The IBA did not respond to a message seeking comment.

“We have to follow all the rules,” McAtee said. “However, our concern is that there are people out there that are motivated to see the Paris Boxing Unit” - that’s the name for the IOC agency running the boxing tournament - “and Olympic-style boxing fail.”

“And there’s only one person with that motivation,” he added.

McAtee has been one of the most vocal of several amateur boxing leaders who led a split from the IBA, and who have helped to form World Boxing, which the IOC hopes will one day run Olympic boxing. That could come as soon as the 2028 Los Angeles Games, where the sport is currently not on the program because of the lack of a recognized, independent governing body.

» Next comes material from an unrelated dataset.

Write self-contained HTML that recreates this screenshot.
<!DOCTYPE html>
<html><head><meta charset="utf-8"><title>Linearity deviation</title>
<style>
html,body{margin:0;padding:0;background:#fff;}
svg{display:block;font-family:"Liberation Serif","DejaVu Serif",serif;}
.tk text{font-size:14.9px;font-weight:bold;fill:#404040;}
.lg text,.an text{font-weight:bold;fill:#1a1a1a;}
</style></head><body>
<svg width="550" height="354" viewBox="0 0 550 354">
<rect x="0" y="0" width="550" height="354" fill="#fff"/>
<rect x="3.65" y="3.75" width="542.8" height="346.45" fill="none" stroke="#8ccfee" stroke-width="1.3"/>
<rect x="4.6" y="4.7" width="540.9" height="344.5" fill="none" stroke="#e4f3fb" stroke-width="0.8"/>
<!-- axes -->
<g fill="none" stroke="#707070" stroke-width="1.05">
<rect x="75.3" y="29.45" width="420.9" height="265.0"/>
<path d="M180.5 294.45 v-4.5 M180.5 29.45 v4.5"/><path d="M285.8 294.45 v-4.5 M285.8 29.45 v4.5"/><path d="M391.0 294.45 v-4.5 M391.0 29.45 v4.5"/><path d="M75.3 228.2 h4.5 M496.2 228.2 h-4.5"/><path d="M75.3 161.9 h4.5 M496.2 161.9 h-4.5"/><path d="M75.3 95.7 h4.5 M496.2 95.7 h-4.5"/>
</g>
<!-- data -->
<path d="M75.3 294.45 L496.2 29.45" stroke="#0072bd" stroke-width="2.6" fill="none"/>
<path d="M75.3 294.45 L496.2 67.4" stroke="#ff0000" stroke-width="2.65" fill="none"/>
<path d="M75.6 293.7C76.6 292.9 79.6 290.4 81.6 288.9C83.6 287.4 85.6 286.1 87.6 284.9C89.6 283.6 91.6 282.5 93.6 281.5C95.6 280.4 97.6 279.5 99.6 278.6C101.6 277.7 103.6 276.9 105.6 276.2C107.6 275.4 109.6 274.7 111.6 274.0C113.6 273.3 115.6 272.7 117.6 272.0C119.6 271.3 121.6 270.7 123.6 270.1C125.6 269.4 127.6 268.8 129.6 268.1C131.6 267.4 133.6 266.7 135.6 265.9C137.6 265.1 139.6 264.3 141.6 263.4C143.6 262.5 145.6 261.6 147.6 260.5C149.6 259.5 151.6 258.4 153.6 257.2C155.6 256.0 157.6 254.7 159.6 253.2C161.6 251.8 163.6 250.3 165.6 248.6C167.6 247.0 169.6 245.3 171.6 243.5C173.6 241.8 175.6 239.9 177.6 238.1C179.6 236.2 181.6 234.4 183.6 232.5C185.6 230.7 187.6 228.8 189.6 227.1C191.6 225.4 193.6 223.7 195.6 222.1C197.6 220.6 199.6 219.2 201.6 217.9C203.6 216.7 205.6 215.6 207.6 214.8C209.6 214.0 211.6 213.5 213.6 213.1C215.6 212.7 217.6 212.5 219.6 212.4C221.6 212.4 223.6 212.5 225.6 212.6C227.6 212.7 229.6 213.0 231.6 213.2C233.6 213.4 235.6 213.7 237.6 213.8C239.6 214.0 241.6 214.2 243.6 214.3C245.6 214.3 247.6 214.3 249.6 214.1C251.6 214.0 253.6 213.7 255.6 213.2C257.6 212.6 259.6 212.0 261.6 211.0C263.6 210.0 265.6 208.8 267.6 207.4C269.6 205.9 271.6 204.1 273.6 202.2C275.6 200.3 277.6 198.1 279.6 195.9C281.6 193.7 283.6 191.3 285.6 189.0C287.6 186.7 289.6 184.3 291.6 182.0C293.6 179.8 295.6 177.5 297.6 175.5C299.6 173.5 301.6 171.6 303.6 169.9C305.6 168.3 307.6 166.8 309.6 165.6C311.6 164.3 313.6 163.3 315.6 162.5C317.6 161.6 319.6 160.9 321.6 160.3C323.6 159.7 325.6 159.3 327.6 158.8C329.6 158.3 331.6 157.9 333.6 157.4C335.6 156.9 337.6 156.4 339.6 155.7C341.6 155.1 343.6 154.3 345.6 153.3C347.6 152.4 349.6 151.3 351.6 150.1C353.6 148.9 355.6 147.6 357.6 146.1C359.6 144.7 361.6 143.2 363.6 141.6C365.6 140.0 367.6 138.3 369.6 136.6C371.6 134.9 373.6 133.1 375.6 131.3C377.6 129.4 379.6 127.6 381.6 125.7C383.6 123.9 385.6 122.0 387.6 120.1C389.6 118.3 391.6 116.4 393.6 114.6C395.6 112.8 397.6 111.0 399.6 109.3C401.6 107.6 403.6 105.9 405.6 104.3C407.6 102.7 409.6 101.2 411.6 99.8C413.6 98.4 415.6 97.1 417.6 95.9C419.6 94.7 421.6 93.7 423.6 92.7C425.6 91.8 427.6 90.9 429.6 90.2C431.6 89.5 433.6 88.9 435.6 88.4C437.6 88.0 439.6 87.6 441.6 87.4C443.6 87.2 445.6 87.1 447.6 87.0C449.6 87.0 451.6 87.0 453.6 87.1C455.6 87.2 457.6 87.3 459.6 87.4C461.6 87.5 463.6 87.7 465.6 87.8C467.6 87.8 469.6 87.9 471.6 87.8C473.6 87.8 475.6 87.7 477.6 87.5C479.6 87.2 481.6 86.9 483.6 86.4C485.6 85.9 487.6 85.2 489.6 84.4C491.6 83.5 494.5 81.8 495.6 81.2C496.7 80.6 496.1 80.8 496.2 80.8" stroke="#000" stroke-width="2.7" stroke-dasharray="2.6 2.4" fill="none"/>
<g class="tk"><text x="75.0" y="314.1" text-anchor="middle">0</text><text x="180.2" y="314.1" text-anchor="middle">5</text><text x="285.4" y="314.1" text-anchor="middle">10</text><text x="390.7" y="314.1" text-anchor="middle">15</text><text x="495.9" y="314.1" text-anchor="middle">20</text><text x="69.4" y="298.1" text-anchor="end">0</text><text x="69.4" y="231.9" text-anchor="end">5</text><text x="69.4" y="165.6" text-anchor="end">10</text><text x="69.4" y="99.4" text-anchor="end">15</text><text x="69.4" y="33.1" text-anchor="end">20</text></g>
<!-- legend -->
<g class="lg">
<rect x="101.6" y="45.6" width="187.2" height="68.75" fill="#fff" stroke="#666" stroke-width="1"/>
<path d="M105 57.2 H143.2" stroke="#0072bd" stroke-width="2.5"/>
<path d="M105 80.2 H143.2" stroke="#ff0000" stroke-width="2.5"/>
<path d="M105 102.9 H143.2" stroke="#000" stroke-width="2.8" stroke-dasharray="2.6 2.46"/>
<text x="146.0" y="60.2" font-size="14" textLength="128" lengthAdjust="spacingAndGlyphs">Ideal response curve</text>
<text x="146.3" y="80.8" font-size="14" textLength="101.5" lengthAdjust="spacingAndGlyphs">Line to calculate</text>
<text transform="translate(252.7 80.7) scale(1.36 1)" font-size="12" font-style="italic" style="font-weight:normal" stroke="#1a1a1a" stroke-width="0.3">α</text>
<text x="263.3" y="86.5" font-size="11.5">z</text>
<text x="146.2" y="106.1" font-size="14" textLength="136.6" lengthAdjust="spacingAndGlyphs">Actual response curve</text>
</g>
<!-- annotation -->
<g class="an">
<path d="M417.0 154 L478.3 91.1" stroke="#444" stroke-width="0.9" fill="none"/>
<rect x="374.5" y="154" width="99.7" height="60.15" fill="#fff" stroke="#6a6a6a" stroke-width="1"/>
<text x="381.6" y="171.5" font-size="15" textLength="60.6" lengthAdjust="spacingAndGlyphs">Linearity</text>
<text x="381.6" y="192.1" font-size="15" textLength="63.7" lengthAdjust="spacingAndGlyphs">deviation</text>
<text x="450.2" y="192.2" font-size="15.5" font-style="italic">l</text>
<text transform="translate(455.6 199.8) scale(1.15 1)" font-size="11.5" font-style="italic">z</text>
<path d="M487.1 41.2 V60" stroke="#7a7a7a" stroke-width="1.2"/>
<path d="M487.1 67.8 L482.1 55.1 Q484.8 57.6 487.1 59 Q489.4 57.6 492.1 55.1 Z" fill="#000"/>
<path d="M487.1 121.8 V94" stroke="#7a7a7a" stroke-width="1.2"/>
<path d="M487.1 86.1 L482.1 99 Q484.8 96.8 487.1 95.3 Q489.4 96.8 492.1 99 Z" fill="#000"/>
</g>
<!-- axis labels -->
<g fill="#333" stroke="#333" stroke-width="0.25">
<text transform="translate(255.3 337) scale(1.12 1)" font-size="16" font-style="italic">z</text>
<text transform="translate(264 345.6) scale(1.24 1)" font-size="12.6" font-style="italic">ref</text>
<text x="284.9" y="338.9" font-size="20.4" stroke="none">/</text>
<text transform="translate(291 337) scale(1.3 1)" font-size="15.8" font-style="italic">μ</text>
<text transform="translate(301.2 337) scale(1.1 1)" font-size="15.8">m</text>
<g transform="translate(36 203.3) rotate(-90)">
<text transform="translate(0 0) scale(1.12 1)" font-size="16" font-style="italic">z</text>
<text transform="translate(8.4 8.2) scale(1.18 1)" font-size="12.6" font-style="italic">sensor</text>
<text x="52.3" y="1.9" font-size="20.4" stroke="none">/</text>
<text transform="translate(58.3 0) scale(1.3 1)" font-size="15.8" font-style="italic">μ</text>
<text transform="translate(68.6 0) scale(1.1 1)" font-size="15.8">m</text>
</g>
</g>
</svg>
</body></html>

IOC officials mostly skirted questions about that the dispute with Kremlev. But in an unusually pointed news conference here Friday, IOC spokesman Mark Adams questioned the validity of the tests the IBA administered to Lin and Khelif.

“We have no knowledge of what the tests were,” Adams said. “They were cobbled together, as I understand, overnight to change the results [of the world championships.”

Three people with knowledge of the situation have said that the IBA’s sudden disqualifications of Lin and Khelif came just days after Khelif beat Russia’s Azalia Amineva. The loss was the only one of Amineva’s career, and Khelif’s mid-tournament disqualification has allowed Amineva to be 21-0 through this spring, according to the website BoxRec.

“Why were they just disqualified, why weren’t they suspended?” McAtee asked. “If this was such an issue, why wasn’t this raised when they fought in the Olympic qualifiers? Why did it only come up once they got here?”

Inside the arena during Lin’s fight, more than 50 reporters looked for hints that the online firestorm was also flickering in the arena. When a Taiwan coach went through the media zone, speaking briefly in Chinese to a few Taiwanese journalists, reporters crowded around as the tape was played and a reporter who spoke Chinese tried to translate.

Though the boxing continued, many of the reporters left. They’ll be back soon, though: Khelif fights Hungary’s Anna Hamori in a quarterfinal Saturday - in a bout that Hungary’s boxing federation, which has not joined World Boxing, said it planned to protest in letters to the IOC.

Lin next fights Bulgaria’s Svetlana Staneva in a quarterfinal Sunday.